Bethanie Jones works in plaster, making her casts out of wood and found objects. Josh Frank, her partner in art, worked with her on this series which will be shown alongside solo work at Peter Miller Books in Pioneer Square through October. A reception will take place during First Thursday 5:30 to 8:30 PM.
Using suggestive abstract patterns and realistically rendered sculptures, Bethanie and Josh reconsider the lifestyle of objects. Artifacts of the human world—a slouching pillow in an iron stand, t-shirts life-like on hangers, patterns snaking across off white rugged surfaces, a drain pipe – form a romantic language for the unsung objects in our lives.
You work at an architecture firm, does that inform your art or do you see them as separate?
I’m an architectural designer at DLR Group and when we get down to it a lot of that revolves around thinking about space and how a user might experience it. I’m very interested in the psychology of space.
My art and work influence one another and because of that, I find myself in a lot of tension. I’m caught in the contrast between the rigidity of architecture while wanting to apply something that is much more conceptual and fluid. It can be difficult and there’s a lot of push back sometimes.
I’m constantly looking for sensation in extremely mundane moments. Perceiving beauty in objects, conversations and things unseeable.
In what way does your interest in the psychology of space play out in your work?

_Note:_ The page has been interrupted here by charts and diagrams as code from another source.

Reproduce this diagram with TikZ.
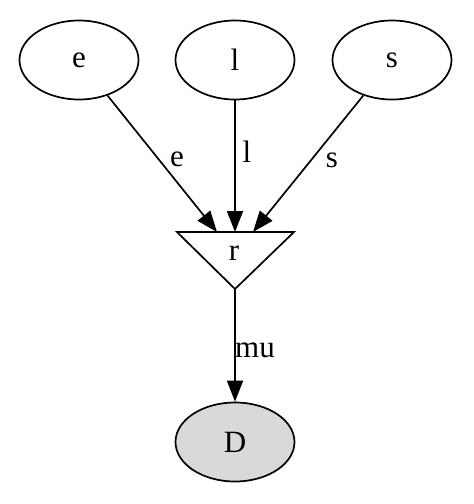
\documentclass[tikz,border=0pt]{standalone}
\usepackage{fontspec}
\setmainfont{Liberation Serif}
\usetikzlibrary{arrows.meta,shapes.geometric}
\tikzset{
  var/.style={draw, line width=1.7pt, ellipse, minimum width=119pt, minimum height=79pt, inner sep=0pt, font=\fontsize{31}{31}\selectfont},
  obs/.style={var, fill=black!15},
  edge/.style={line width=1.7pt, -{Triangle[length=21pt,width=16pt]}},
  lbl/.style={font=\fontsize{31}{31}\selectfont, inner sep=0pt}
}
\begin{document}
\begin{tikzpicture}[x=1pt,y=-1pt]
\useasboundingbox (0,0) rectangle (474,504);
\node[var] (e) at (79,60) {e};
\node[var] (l) at (235,60) {l};
\node[var] (s) at (392,60) {s};
\node[obs] (D) at (235,442) {D};
\coordinate (tl) at (177,232);
\coordinate (tr) at (294,232);
\coordinate (ta) at (235,289);
\draw[line width=1.7pt, line join=miter] (tl) -- (tr) -- (ta) -- cycle;
\node[lbl] (r) at (234,253) {r};
\coordinate (t1) at (217,232);
\coordinate (t2) at (235,232);
\coordinate (t3) at (253,232);
\draw[edge] (e) -- (t1);
\draw[edge] (l) -- (t2);
\draw[edge] (s) -- (t3);
\draw[edge] (ta) -- (D);
\node[lbl] (le) at (177,159) {e};
\node[lbl] (ll) at (247,152) {l};
\node[lbl] (ls) at (332,160) {s};
\node[lbl] (lmu) at (255,350) {mu};
\end{tikzpicture}
\end{document}
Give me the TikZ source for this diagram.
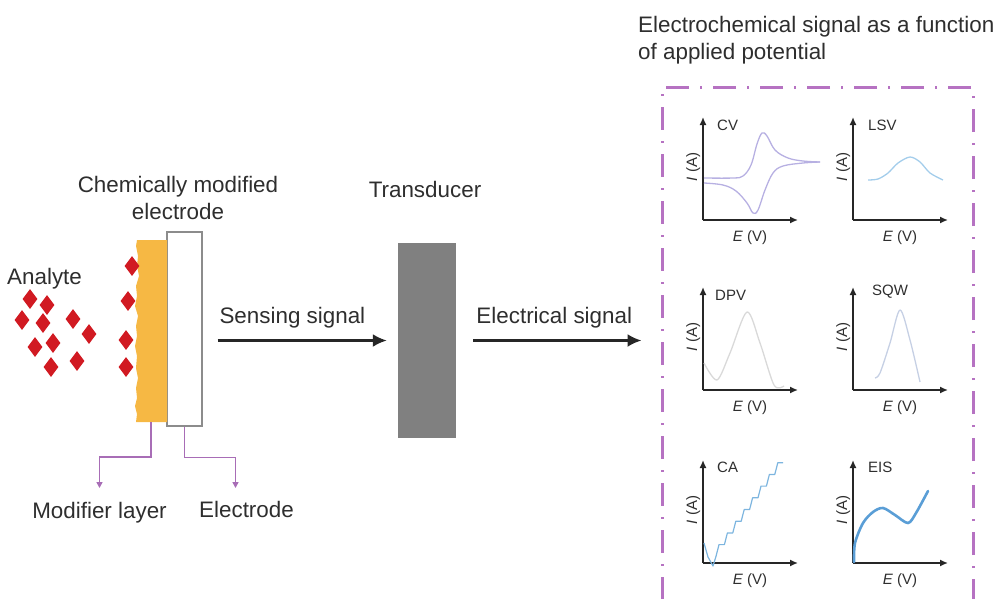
\documentclass[tikz,border=0pt]{standalone}
\usepackage{fontspec}
\setmainfont{Liberation Sans}
\usepackage{tikz}
\usetikzlibrary{shapes.geometric,arrows.meta,positioning,calc}
\definecolor{txtcol}{HTML}{2E2E2E}
\definecolor{anacol}{HTML}{D11A22}
\definecolor{laycol}{HTML}{F6B844}
\definecolor{leadcol}{HTML}{A86DB6}
\definecolor{boxcol}{HTML}{B672C2}
\definecolor{cvcol}{HTML}{B7B0E2}
\definecolor{lsvcol}{HTML}{A3CDEB}
\definecolor{dpvcol}{HTML}{D9D9D9}
\definecolor{sqwcol}{HTML}{C6D0E4}
\definecolor{cacol}{HTML}{7DB5DF}
\definecolor{eiscol}{HTML}{5A9ED6}

\begin{document}
\begin{tikzpicture}[x=1pt,y=-1pt,
  lbl/.style={font=\fontsize{22.4}{27}\selectfont,text=txtcol,inner sep=0pt},
  plbl/.style={font=\fontsize{15}{18}\selectfont,text=txtcol,inner sep=0pt},
  sig/.style={-{Latex[length=14pt,width=13pt]},line width=2.4pt,draw=black!85},
  lead/.style={-{Triangle[length=6pt,width=6pt]},line width=1.5pt,draw=leadcol},
  axis/.style={-{Latex[length=8pt,width=7pt]},line width=1.5pt,draw=black!85},
  ana/.style={diamond,fill=anacol,minimum width=15pt,minimum height=20pt,inner sep=0pt},
  curve/.style={line width=1.3pt,line join=round}]
  \useasboundingbox (0,0) rectangle (1004,598);
  \clip (0,0) rectangle (1004,598);

  % electrode and modifier layer
  \node[draw=black!45,line width=1.2pt,fill=white,minimum width=35pt,minimum height=194pt,inner sep=0pt] (elec) at (184.5,329) {};
  \fill[laycol] (167,240) -- (167,422) -- (136,422) -- (137,414) -- (135,406) -- (137,398) -- (136,388)
    -- (138,378) -- (136,368) -- (137,356) -- (135,346) -- (137,336) -- (136,326) -- (138,316)
    -- (135,306) -- (137,296) -- (136,286) -- (139,276) -- (137,266) -- (138,256) -- (136,246) -- (137,240) -- cycle;
  \coordinate (laybot) at (151,422);
  \node[lbl,align=center,anchor=north] (electtl) at (178,176) {Chemically modified\\electrode};

  % analyte
  \node[lbl,anchor=base west] (analbl) at (7,284) {Analyte};
  \foreach \x/\y [count=\i] in {30/299,47/305,22/320,43/323,73/319,89/334,35/347,53/343,51/367,77/361,
                                132/266,128/301,126/340,126/367}
    \node[ana] (an\i) at (\x,\y) {};

  % bottom labels
  \node[lbl,anchor=base] (modlbl) at (99.5,518) {Modifier layer};
  \node[lbl,anchor=base] (electlbl) at (246.5,517) {Electrode};
  \draw[lead] (laybot) -- ++(0,35) -| ([yshift=30pt]modlbl.base);
  \draw[lead] (elec.south) -- ++(0,31) -| ([xshift=-11pt,yshift=29pt]electlbl.base);

  % transducer
  \node[fill=black!50,minimum width=58pt,minimum height=195pt,inner sep=0pt] (trans) at (427,340.5) {};
  \node[lbl,anchor=base] (translbl) at (425,197) {Transducer};

  % result panel
  \node[draw=boxcol,line width=3pt,dash pattern=on 23pt off 11pt on 2pt off 11pt,
        minimum width=311pt,minimum height=533pt,inner sep=0pt] (panel) at (817.5,353.5) {};
  \node[lbl,align=left,anchor=north west] (ttl) at (638,16) {Electrochemical signal as a function\\of applied potential};

  % signals
  \draw[sig,shorten <=15pt,shorten >=11pt] (trans.west -| elec.east) -- (trans.west)
    node[lbl,pos=0.46,above=11pt] {Sensing signal};
  \draw[sig,shorten <=17pt,shorten >=19pt] (trans.east) -- (trans.east -| panel.west)
    node[lbl,pos=0.48,above=11pt] {Electrical signal};

  % plot axes
  \foreach \px/\py/\nm/\dx/\dy in {703/220/CV/14/90, 853/220/LSV/15/90, 703/390/DPV/12/90,
                                   853/390/SQW/19/95, 703/563/CA/14/91, 853/563/EIS/15/91} {
    \coordinate (o\nm) at (\px,\py);
    \draw[axis] (o\nm) -- ++(0,-103);
    \draw[axis] (o\nm) -- ++(95,0);
    \node[plbl,anchor=base west] (t\nm) at (\px+\dx,\py-\dy) {\nm};
    \node[plbl,anchor=base,rotate=90] (i\nm) at (\px-6,\py-53) {\textit{I} (A)};
    \node[plbl,anchor=base] (e\nm) at (\px+47,\py+21) {\textit{E} (V)};
  }

  % curves
  \begin{scope}[shift={(oCV)},yscale=-1]
    \draw[curve,cvcol] plot[smooth,tension=0.6] coordinates {(1,42) (30,42) (40,44) (48,55) (54,76) (59,87) (64,84) (72,70) (85,62) (100,59) (117,58)};
    \draw[curve,cvcol] plot[smooth,tension=0.6] coordinates {(1,37) (20,35) (33,29) (44,17) (50,7) (55,10) (62,30) (70,47) (80,54) (100,57) (117,58)};
  \end{scope}
  \begin{scope}[shift={(oLSV)},yscale=-1]
    \draw[curve,lsvcol] plot[smooth] coordinates {(15,40) (25,41) (35,47) (45,57) (57,63) (67,58) (77,47) (90,40)};
  \end{scope}
  \begin{scope}[shift={(oDPV)},yscale=-1]
    \draw[curve,dpvcol] plot[smooth] coordinates {(1,27) (14,10) (27,37) (44,78) (57,47) (71,5) (81,4)};
  \end{scope}
  \begin{scope}[shift={(oSQW)},yscale=-1]
    \draw[curve,sqwcol] plot[smooth] coordinates {(22,12) (27,17) (37,47) (47,80) (57,50) (67,8)};
  \end{scope}
  \begin{scope}[shift={(oCA)},yscale=-1]
    \draw[line width=1.2pt,cacol,line join=round] (1,20) -- (5,6) -- (10,-3) -- (13,6.7)
      foreach \k in {0,...,7} { -- ++(3,11.7) -- ++(5.4,0) };
  \end{scope}
  \begin{scope}[shift={(oEIS)},yscale=-1]
    \draw[line width=2.6pt,eiscol,line cap=round] plot[smooth] coordinates {(1,1) (2,20) (10,40) (20,51) (30,55) (42,48) (55,40) (63,50) (75,72)};
  \end{scope}
\end{tikzpicture}
\end{document}
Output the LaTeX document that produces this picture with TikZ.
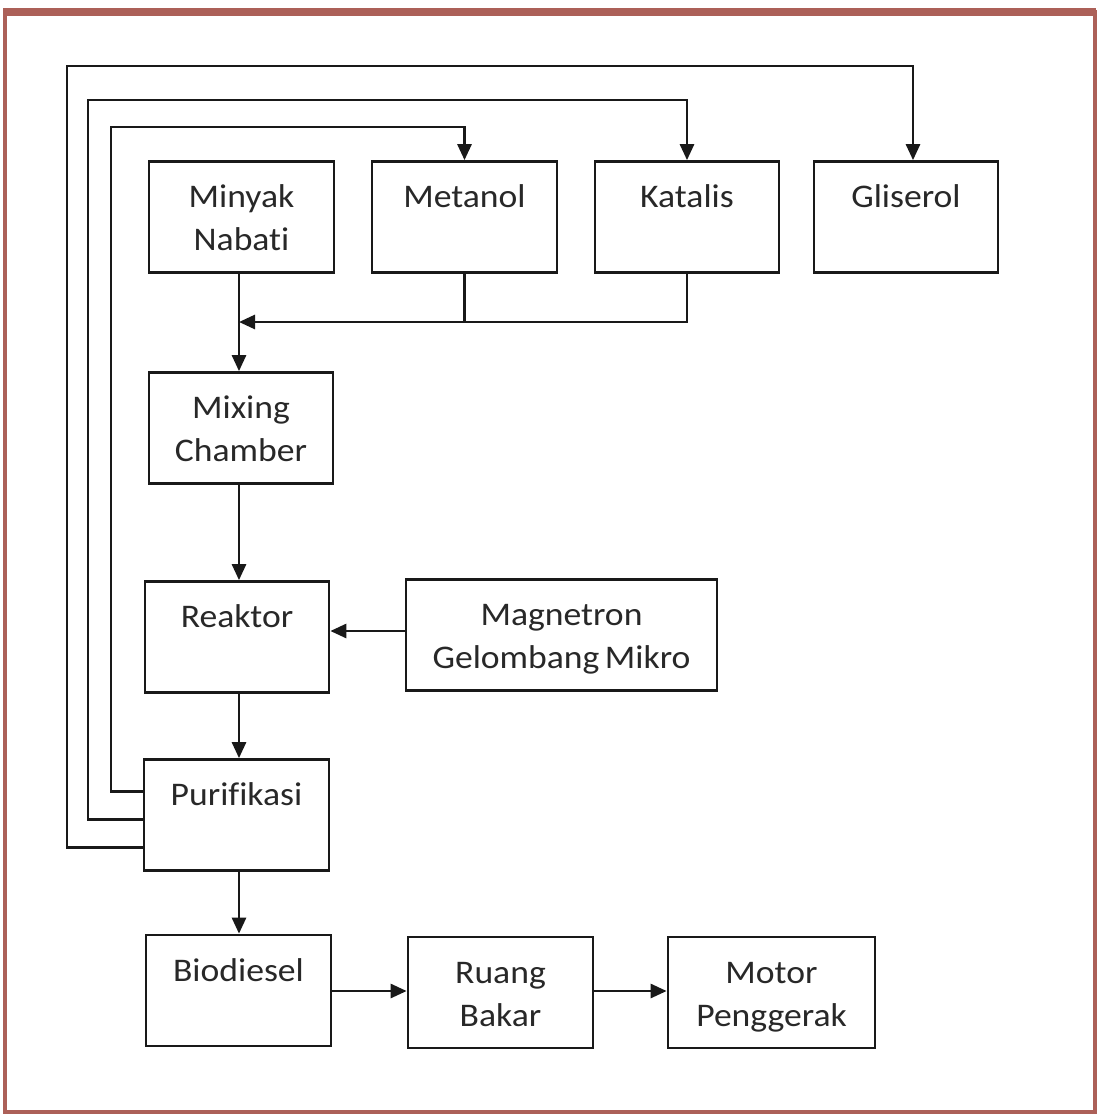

These objects are speaking about processes, patterns, things that are very simple but they say so much about a place and what makes up something or someone. I make through the lens of WORK and PLACE – not to be confused with workplace.
I think a new sensibility can extend into our surroundings and we can be much more watchful, more sensitive, even more bored, when we talk about leveraging innovation. I think we’ve lost that sense of boredom where we can form ideas that are very innovative.
One of the pieces consists of three 5-foot tall diagrams depicting meetings on a sidewalk.
I spent the last year documenting my interactions running into strangers on the street, creating logs of when and where it occurred, what the individual looked like, what they were wearing.
When I see in the distance that I’m about to run into a person, I think, “oh fuck this is annoying.” I either have to go this way, they that way, and there’s still a chance we’ll run into each other. That moment is so fascinating; if we had done one thing differently in our day, that moment never would have happened. Two people that don’t know each other can be so in sync.
How did you and Josh come to work together on this project?
He and I work individually and sometimes together but we’re always conversing and our work is influenced through that conversation.
Josh and I knew each other in school and we’ve been working side by side for quite some time but never actually collaborated on something together. Our interests are different but at the same time, reflective. When presented this opportunity with Peter Miller I knew I wanted a partner and I wanted it to be josh.
The pieces are all very different in how they are placed, hung, or arranged, can you talk about how you worked within the gallery to display everything?
I struggle with the definition of a “gallery” because these things are just things made because I find moments or situations interesting and I react to them. For me to put them in a gallery feels very out of place.
For me, the process is a part of the end product. It’s hard for me to say that and mean what I truly mean because everything has a process and it’s important but I really try to allow the objects to do whatever they want. None of these objects are precious- they’re constantly developing. If one gets a chip/crack/mold, it’s part of how it wants to develop.
You’ll notice at the show that I’m struggling with the concept of a gallery by how the work is arranged.
I’m excited to set up the space, in the same way that the process is constantly evolving, I know that once the pieces are in the space, that too will evolve and they will tell me where they want to live.
They’re there to live and hopefully stimulate someone in a new way.